247Bull.com Editor: During 2013 the easy money is likely to be made in Japanese and Chinese equities. However, as BCA Research points out, the S&P Materials sector should also perform well thanks to the renewed strength of Asian economies. Economic growth in China is expected to accelerate for a second straight quarter as the nation’s manufacturing sector expanded at the fastest rate for two years in January.
High single-digit earnings growth is possible for the S&P 500 in 2013.
Our U.S. Equity Strategy team has been gradually shifting its sector exposure from domestic to more globally-oriented firms, and recently upgraded the S&P Materials sector to overweight. Several bullish signals underpin the upgrade, including BCA’s leading economic indicator for Asia, EM currency strength, and the fact that EM policy rates are now in a clear downtrend.

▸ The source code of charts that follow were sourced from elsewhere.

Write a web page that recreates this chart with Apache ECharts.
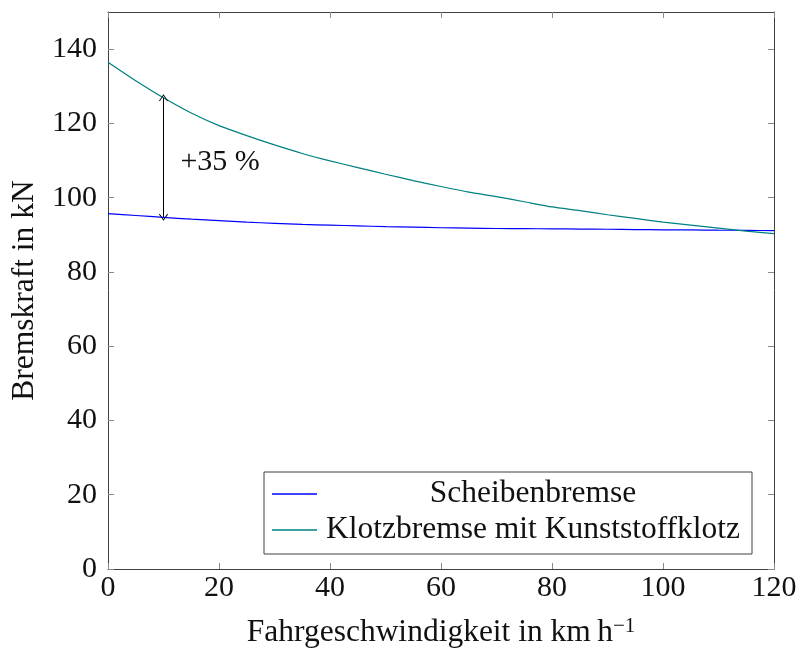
<!DOCTYPE html>
<html>
<head>
<meta charset="utf-8">
<script src="https://cdn.jsdelivr.net/npm/echarts@6/dist/echarts.min.js"></script>
<style>
  html, body { margin: 0; padding: 0; background: #fff; }
  #chart { width: 796px; height: 650px; }
</style>
</head>
<body>
<div id="chart"></div>
<script>
// Braking force over speed: disc brake vs. block brake with composite blocks
const speedKmh = [0, 5, 10, 15, 20, 25, 30, 35, 40, 45, 50, 55, 60,
                  65, 70, 75, 80, 85, 90, 95, 100, 105, 110, 115, 120];
const discBrakeKN = [95.7, 95.2, 94.7, 94.2, 93.8, 93.4, 93.1, 92.8, 92.6, 92.4, 92.2, 92.05, 91.9,
                     91.8, 91.7, 91.65, 91.6, 91.55, 91.5, 91.4, 91.35, 91.3, 91.25, 91.2, 91.1];
const blockBrakeKN = [136.5, 131.5, 126.9, 122.8, 119.4, 116.7, 114.2, 111.9, 109.9, 108.1, 106.3, 104.6, 103.0,
                      101.5, 100.3, 98.9, 97.5, 96.5, 95.4, 94.4, 93.4, 92.6, 91.8, 91.0, 90.3];
const seriesNames = ['Scheibenbremse', 'Klotzbremse mit Kunststoffklotz'];
const xTicks = [0, 20, 40, 60, 80, 100, 120];
const yTicks = [0, 20, 40, 60, 80, 100, 120, 140];
const gainSpeedIndex = 2;          // arrow drawn at 10 km/h
const gainText = '+35 %';
const gainTextAt = [20.2, 109.6];

const FONT = 'Liberation Serif';
const FS = 30;        // tick labels and annotation
const FS_TEXT = 31.5; // axis titles and legend
const FRAME = '#404040';
const TICK = '#8a8a8a';

const chart = echarts.init(document.getElementById('chart'), null, { renderer: 'canvas' });

const tickAxisCommon = {
  axisLine: { show: true, onZero: false, lineStyle: { color: FRAME, width: 1 } },
  axisTick: { show: true, inside: true, length: 6, lineStyle: { color: TICK, width: 1 } },
  splitLine: { show: false }
};

// V-shaped open arrow head, tip at the top
const openArrow = 'path://M5,0 L10,7 L9.2,7.7 L5,1.7 L0.8,7.7 L0,7 Z';

const option = {
  animation: false,
  backgroundColor: '#fff',
  textStyle: { fontFamily: FONT },
  grid: { left: 108, right: 22, top: 12, bottom: 81, containLabel: false, outerBoundsMode: 'none' },
  legend: {
    orient: 'vertical',
    left: 264,
    top: 472,
    padding: [6, 8, 8, 8],
    itemGap: 4,
    itemWidth: 45,
    itemHeight: 1.5,
    icon: 'rect',
    borderColor: FRAME,
    borderWidth: 1,
    backgroundColor: '#fff',
    selectedMode: false,
    data: seriesNames,
    formatter: name => '{t|' + name + '}',
    textStyle: {
      rich: {
        t: { fontFamily: FONT, fontSize: FS_TEXT, color: '#111', width: 422, align: 'center', lineHeight: 30 }
      }
    }
  },
  xAxis: [
    Object.assign({}, tickAxisCommon, {
      type: 'value', min: 0, max: 120, interval: 20, position: 'bottom',
      name: 'Fahrgeschwindigkeit in km\u2009h{sup|\u22121}',
      nameLocation: 'middle', nameGap: 47,
      nameTextStyle: {
        fontFamily: FONT, fontSize: FS_TEXT, color: '#111', lineHeight: 34,
        rich: { sup: { fontFamily: FONT, fontSize: 21, color: '#111', verticalAlign: 'top', lineHeight: 34 } }
      },
      axisLabel: { show: true, margin: 4, fontFamily: FONT, fontSize: FS, color: '#111', customValues: xTicks },
      axisTick: Object.assign({}, tickAxisCommon.axisTick, { customValues: xTicks })
    }),
    Object.assign({}, tickAxisCommon, {
      type: 'value', min: 0, max: 120, interval: 20, position: 'top',
      axisLabel: { show: false },
      axisTick: Object.assign({}, tickAxisCommon.axisTick, { customValues: xTicks })
    })
  ],
  yAxis: [
    Object.assign({}, tickAxisCommon, {
      type: 'value', min: 0, max: 150, interval: 20, position: 'left',
      name: 'Bremskraft in kN',
      nameLocation: 'middle', nameGap: 57, nameRotate: 90,
      nameTextStyle: { fontFamily: FONT, fontSize: FS_TEXT, color: '#111' },
      axisLabel: { show: true, margin: 11, fontFamily: FONT, fontSize: FS, color: '#111', customValues: yTicks },
      axisTick: Object.assign({}, tickAxisCommon.axisTick, { customValues: yTicks })
    }),
    Object.assign({}, tickAxisCommon, {
      type: 'value', min: 0, max: 150, interval: 20, position: 'right',
      axisLabel: { show: false },
      axisTick: Object.assign({}, tickAxisCommon.axisTick, { customValues: yTicks })
    })
  ],
  series: [
    {
      name: seriesNames[0],
      type: 'line',
      xAxisIndex: 0, yAxisIndex: 0,
      data: speedKmh.map((v, i) => [v, discBrakeKN[i]]),
      showSymbol: false,
      smooth: 0.2,
      color: '#0000ff',
      lineStyle: { color: '#0000ff', width: 1.2 },
      z: 3
    },
    {
      name: seriesNames[1],
      type: 'line',
      xAxisIndex: 0, yAxisIndex: 0,
      data: speedKmh.map((v, i) => [v, blockBrakeKN[i]]),
      showSymbol: false,
      smooth: 0.2,
      color: '#008080',
      lineStyle: { color: '#008080', width: 1.2 },
      z: 3,
      markLine: {
        silent: true,
        symbol: [openArrow, openArrow],
        symbolSize: [9, 7],
        lineStyle: { color: '#000', width: 1, type: 'solid' },
        label: { show: false },
        data: [[
          { coord: [speedKmh[gainSpeedIndex], discBrakeKN[gainSpeedIndex]] },
          { coord: [speedKmh[gainSpeedIndex], blockBrakeKN[gainSpeedIndex]] }
        ]]
      },
      markPoint: {
        silent: true,
        symbol: 'circle',
        symbolSize: 0,
        label: { show: true, position: 'inside', formatter: gainText, fontFamily: FONT, fontSize: FS, color: '#111' },
        data: [{ coord: gainTextAt }]
      }
    }
  ]
};

chart.setOption(option);
</script>
</body>
</html>
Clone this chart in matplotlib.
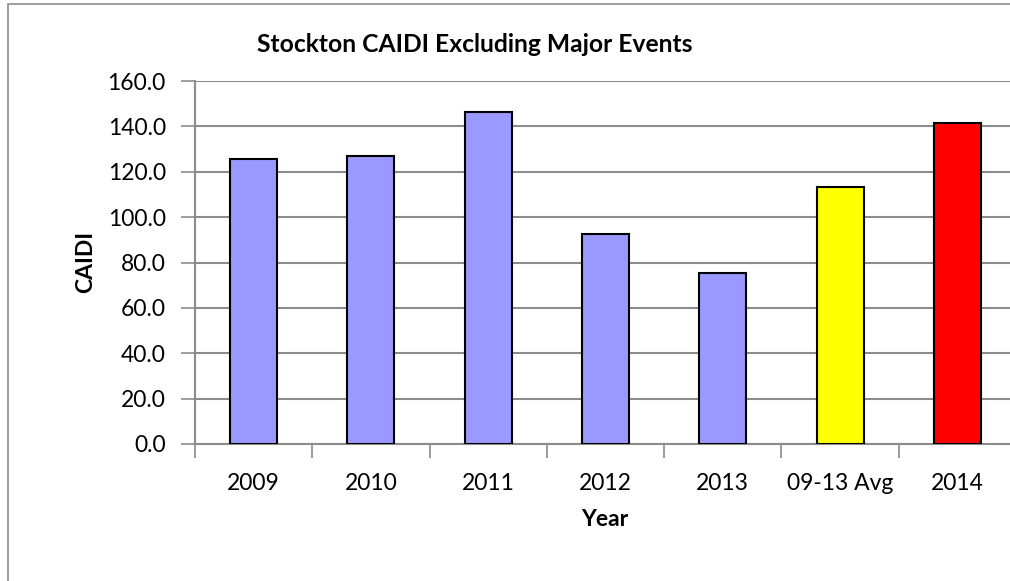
import matplotlib
matplotlib.use("Agg")
import matplotlib.pyplot as plt
from matplotlib.patches import Rectangle

categories = ["2009", "2010", "2011", "2012", "2013", "09-13 Avg", "2014"]
values = [125.8, 127.0, 146.3, 92.4, 75.2, 113.3, 141.6]
colors = ["#9999FF", "#9999FF", "#9999FF", "#9999FF", "#9999FF", "#FFFF00", "#FF0000"]
yticks = [0, 20, 40, 60, 80, 100, 120, 140, 160]

plt.rcParams['font.family'] = ['Lato', 'DejaVu Sans']

W, H = 1010, 581
fig = plt.figure(figsize=(W / 100, H / 100), dpi=100)

# outer chart border
fig.patches.append(Rectangle((8 / W, -0.05), 1.1, (H - 4) / H + 0.05, transform=fig.transFigure,
                             fill=False, edgecolor="#8c8c8c", linewidth=1.2))

left, right, top, bottom = 195, 1016, 81, 444
ax = fig.add_axes([left / W, 1 - bottom / H, (right - left) / W, (bottom - top) / H])

x = list(range(len(categories)))
ax.bar(x, values, width=0.40, color=colors, edgecolor="black", linewidth=1.5, zorder=3)

ax.set_xlim(-0.5, len(categories) - 0.5)
ax.set_ylim(0, 160)
ax.set_yticks(yticks)
ax.set_yticklabels([f"{v:.1f}" for v in yticks], fontsize=16.5)
ax.yaxis.grid(True, color="#8c8c8c", linewidth=1.5, zorder=0)
ax.set_axisbelow(True)

ax.set_xticks([i + 0.5 for i in range(-1, len(categories) - 1)] + [len(categories) - 0.5])
ax.set_xticklabels([])
ax.set_xticks(x, minor=True)
ax.set_xticklabels(categories, minor=True, fontsize=16.5)
ax.tick_params(axis="x", which="major", length=10, width=1.2, color="#8c8c8c", direction="out")
ax.tick_params(axis="x", which="minor", length=0, pad=21)
ax.tick_params(axis="y", length=10, width=1.2, color="#8c8c8c", pad=11)

for s in ["top", "right"]:
    ax.spines[s].set_visible(False)
for s in ["left", "bottom"]:
    ax.spines[s].set_color("#8c8c8c")
    ax.spines[s].set_linewidth(1.5)

fig.text(475 / W, 1 - 45 / H, "Stockton CAIDI Excluding Major Events", ha="center", va="center",
         fontsize=17.7, fontweight="bold")
fig.text(86 / W, 1 - 262 / H, "CAIDI", ha="center", va="center", rotation=90,
         fontsize=16.5, fontweight="bold")
fig.text(605 / W, 1 - 519 / H, "Year", ha="center", va="center", fontsize=16.5, fontweight="bold")

fig.savefig("out.png", dpi=100)
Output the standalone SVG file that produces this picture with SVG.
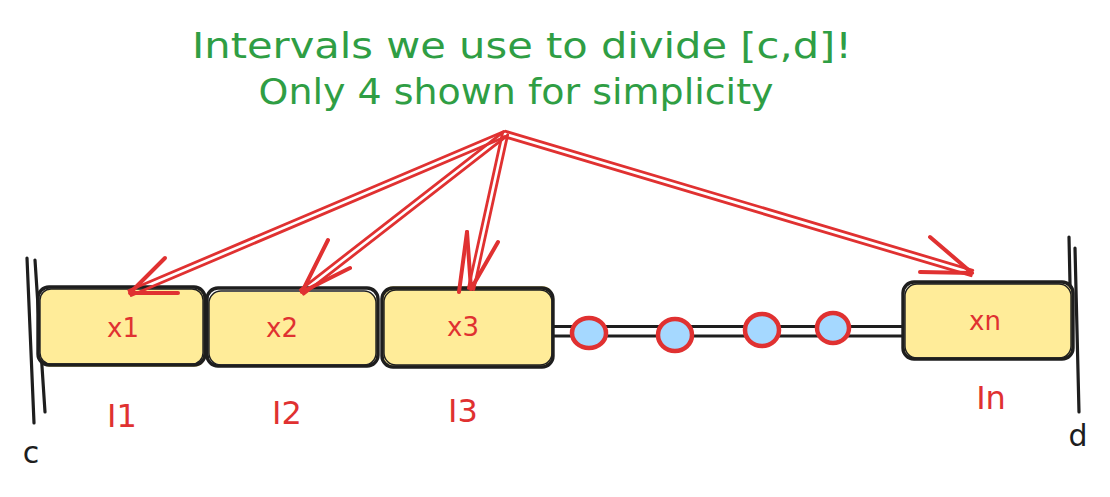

Europe represents another important reason why investors should expect globally-sourced earnings to recover this year. European-sourced revenue will continue to be a very important component of overseas profits. True, the underlying structural problems that caused the euro area sovereign debt crisis have not been fully resolved. But the announcement of the ECB’s OMT plan in early September clearly and durably eased European financial market stress (investor confidence is becoming more upbeat as indicated in the latest ZEW survey).
Reduced financial stress is highly likely to support European growth this year barring a full-blown re-emergence of the crisis (which we do not expect), even if the level of real GDP growth is subpar.
The bottom line is that globally-sourced earnings growth should accelerate this year due to a combination of a sustainable rebound in China and the ECB’s apparently successful prevention of another financial market riot. Domestically-sourced earnings growth should also pick up after a weak first half, based on strengthening consumer spending and housing construction. We expect high single-digit earnings growth for the S&P 500 in 2013, an improvement from the low single-digit growth experienced in 2012.
Factoring in some modest multiple expansion, the S&P 500 should handily beat cash and bonds.